---------- DATASET RECORDS ----------
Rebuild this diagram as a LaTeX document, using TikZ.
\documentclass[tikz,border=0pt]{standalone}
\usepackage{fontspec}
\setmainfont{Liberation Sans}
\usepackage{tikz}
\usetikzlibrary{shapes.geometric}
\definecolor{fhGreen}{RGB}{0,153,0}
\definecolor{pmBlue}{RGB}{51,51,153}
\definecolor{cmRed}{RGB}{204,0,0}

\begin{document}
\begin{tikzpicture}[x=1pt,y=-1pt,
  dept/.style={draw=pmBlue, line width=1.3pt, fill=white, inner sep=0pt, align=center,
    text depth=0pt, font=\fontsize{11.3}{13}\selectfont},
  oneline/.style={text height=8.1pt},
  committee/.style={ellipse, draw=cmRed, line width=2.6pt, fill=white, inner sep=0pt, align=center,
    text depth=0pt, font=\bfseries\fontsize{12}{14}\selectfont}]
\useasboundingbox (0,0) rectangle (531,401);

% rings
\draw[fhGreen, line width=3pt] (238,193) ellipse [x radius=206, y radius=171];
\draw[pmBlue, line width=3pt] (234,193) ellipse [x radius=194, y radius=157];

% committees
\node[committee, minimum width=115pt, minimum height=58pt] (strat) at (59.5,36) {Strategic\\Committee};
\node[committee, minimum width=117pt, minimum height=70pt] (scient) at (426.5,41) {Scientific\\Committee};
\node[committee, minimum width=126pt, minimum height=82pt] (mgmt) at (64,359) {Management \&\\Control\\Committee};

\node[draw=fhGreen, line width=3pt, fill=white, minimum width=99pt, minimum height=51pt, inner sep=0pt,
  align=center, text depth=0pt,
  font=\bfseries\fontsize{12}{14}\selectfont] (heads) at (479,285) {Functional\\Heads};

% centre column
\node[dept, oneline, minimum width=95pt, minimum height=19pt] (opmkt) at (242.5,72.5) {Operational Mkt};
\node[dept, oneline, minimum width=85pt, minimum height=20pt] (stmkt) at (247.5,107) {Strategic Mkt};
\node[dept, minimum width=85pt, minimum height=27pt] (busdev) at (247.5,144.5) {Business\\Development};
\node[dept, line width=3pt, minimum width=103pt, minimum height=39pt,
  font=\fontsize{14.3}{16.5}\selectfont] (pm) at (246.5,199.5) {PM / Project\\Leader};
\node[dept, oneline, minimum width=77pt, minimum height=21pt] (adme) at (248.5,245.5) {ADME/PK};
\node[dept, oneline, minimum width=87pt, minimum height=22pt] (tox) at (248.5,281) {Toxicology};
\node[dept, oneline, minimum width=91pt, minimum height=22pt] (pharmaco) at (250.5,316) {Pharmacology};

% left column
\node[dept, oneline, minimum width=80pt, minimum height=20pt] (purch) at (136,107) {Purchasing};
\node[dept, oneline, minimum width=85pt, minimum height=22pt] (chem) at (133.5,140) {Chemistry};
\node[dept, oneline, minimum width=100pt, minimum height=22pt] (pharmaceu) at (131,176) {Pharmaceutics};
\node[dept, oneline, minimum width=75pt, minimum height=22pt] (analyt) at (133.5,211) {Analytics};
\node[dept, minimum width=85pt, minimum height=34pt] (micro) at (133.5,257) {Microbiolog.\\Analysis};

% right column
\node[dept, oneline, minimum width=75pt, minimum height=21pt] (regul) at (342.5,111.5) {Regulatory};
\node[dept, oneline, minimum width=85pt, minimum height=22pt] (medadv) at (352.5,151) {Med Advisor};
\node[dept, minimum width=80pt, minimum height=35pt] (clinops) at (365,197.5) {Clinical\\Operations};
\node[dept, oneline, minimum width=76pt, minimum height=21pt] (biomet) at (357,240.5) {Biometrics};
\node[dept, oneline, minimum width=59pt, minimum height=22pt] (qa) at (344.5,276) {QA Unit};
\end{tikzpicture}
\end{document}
----------
---------- DATASET RECORDS ----------
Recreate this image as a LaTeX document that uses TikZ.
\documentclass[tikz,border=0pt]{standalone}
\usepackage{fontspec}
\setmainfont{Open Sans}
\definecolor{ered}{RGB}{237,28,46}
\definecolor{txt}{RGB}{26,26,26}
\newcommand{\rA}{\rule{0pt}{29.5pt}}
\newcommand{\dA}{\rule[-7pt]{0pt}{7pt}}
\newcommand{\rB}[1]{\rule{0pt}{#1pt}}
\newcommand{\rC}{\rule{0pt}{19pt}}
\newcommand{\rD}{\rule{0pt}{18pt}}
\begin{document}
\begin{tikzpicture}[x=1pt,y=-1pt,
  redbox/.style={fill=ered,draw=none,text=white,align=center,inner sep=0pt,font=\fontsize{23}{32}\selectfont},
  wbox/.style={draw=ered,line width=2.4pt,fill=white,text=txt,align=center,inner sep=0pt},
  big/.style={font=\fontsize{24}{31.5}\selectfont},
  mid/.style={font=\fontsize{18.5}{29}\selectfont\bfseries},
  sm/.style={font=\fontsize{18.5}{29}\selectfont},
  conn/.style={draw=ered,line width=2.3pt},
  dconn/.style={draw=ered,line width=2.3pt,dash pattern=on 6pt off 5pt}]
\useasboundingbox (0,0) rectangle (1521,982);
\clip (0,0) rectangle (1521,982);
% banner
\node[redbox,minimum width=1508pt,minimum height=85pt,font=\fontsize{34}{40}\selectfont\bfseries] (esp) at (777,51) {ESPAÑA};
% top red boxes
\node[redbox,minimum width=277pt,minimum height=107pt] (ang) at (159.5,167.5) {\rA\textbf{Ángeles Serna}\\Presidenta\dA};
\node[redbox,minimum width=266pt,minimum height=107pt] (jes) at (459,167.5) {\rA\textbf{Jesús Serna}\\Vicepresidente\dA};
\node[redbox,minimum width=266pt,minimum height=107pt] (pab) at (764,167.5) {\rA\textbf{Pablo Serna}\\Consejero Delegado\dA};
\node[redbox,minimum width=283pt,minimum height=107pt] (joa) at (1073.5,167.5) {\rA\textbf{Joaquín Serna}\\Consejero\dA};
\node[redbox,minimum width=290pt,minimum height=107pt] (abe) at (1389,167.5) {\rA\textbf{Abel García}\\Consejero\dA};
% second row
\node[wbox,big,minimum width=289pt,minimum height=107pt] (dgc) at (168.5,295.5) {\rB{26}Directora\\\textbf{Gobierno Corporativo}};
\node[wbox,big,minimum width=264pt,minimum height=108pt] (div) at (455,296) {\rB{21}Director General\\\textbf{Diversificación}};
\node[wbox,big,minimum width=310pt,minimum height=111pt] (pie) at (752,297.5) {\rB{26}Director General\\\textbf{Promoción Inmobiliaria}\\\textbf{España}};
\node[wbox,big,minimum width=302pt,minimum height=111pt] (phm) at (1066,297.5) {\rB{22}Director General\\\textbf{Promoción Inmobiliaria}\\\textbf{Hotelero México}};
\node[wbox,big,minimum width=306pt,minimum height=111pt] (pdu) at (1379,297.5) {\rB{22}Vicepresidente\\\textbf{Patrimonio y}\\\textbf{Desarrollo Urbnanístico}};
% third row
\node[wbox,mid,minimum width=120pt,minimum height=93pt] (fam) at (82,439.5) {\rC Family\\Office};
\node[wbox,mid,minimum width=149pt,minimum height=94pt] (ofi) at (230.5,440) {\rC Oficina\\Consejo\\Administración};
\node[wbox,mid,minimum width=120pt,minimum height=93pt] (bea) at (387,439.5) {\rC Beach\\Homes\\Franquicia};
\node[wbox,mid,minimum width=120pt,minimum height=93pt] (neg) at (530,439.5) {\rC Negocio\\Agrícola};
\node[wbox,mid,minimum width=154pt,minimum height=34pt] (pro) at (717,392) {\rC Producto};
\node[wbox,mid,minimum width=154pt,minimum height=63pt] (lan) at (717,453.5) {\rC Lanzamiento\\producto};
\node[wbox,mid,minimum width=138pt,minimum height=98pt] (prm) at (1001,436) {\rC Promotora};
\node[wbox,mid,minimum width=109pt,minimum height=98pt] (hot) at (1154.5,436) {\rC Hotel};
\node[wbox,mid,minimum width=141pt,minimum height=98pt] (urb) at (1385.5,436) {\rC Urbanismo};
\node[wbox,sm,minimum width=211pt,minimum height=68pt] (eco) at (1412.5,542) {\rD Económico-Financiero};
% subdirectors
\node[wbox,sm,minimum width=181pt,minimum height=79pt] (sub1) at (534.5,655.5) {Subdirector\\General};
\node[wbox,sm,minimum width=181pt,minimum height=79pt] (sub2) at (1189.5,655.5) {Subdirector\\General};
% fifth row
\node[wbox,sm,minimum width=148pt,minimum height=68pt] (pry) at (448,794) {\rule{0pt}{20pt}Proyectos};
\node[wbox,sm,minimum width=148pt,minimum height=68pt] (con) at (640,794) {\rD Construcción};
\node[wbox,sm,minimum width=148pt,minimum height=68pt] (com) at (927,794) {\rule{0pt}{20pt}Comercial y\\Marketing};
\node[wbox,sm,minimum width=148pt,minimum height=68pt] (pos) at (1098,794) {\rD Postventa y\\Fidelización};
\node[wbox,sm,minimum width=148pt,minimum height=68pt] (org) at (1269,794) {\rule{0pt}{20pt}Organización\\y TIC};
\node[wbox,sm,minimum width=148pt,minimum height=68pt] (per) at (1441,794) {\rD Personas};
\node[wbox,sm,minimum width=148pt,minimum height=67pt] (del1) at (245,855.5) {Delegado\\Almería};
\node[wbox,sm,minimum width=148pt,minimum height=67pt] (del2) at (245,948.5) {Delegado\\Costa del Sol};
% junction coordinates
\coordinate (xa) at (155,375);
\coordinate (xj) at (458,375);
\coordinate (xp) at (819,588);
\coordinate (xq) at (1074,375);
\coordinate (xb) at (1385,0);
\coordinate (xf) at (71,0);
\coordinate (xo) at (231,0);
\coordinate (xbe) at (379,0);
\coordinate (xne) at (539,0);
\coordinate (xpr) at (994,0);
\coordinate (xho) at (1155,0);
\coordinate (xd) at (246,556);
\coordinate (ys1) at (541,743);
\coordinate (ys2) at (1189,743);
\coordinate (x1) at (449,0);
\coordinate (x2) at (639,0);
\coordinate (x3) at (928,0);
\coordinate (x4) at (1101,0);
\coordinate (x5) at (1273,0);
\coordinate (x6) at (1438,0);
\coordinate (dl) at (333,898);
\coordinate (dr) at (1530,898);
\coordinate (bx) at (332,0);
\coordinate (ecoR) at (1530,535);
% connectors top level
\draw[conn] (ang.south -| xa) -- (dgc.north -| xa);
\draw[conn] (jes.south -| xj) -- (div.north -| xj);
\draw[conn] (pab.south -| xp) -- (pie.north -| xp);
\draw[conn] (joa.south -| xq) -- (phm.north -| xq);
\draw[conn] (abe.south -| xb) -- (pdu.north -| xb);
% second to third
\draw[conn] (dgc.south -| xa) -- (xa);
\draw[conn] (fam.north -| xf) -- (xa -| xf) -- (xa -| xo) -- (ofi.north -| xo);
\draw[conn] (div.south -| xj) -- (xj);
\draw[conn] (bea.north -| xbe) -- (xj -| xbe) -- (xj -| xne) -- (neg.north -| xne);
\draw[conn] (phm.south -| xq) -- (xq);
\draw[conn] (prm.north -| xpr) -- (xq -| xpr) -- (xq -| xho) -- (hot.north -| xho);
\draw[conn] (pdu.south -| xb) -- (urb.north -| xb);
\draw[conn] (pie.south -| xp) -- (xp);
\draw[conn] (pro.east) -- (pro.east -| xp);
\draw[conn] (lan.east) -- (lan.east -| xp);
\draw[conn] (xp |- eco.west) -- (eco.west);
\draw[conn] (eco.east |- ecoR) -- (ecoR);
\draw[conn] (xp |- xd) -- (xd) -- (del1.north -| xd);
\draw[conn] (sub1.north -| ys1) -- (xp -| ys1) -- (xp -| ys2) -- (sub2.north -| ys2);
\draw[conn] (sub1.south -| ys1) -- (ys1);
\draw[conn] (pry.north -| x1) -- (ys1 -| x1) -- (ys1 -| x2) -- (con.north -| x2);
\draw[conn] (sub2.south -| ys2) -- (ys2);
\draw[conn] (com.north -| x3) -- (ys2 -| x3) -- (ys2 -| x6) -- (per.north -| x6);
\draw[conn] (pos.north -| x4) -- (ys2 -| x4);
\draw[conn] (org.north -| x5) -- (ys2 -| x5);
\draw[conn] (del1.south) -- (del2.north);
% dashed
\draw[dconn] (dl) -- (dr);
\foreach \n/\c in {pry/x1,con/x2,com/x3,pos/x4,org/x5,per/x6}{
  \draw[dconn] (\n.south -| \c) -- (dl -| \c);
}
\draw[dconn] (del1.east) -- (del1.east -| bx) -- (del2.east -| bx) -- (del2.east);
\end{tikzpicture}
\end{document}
----------
- _TASK DIRECTIONS_:
Copy out each line of the entries that holds "LaTeX".

- _SOLVED EXERCISE_:
Rebuild this diagram as a LaTeX document, using TikZ.
Recreate this image as a LaTeX document that uses TikZ.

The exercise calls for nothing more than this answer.